A Beautiful Mind
I found A Beautiful Mind, starring Russel Crowe and Ed Harris, directed by Ron Howard, to be a fascinating film from several standpoints. Beyond the purely dramatic there was the idea that a man could fight his own mental disorder with his own mind and shear will-power.
There was also the manifestation of the illness of the Crowe character, meant to be John Forbes Nash, Jr. What I found intriguing was not his schizophrenic hallucinations, but what they drive him to do...gather and process information and search for a secret correlations in the data. The culminating scene where his wife, played by Jennifer Connelly, walks into the garage struck me with awe. All around her she sees magazine and newspaper clippings posted and grouped and categorized in an effort to make sense of all the connections between the information. I wondered at that moment if this were really something that an insane man would do and if there were not something to his idea, not that the communists are out there sending messages, but that there is some lesson to be learned from all this data.

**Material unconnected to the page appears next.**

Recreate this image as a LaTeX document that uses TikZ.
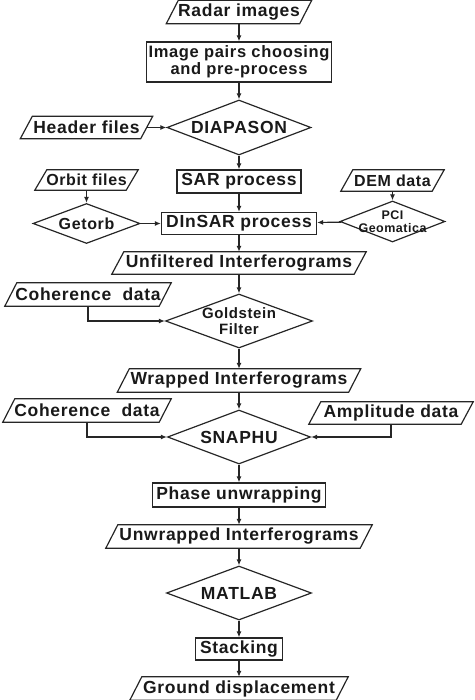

This is an uplifting story, well told and well thought out. I have always liked Ron Howard as a director. He chooses his projects well and executes them with a professionalism seldom equaled in the movie industry. (Having said this however, I thought his version of the Grinch rather abysmal). But his older films like The Paper and Backdraft still hold up.
This movie won the academy award for best picture in 2001. I highly recommend it.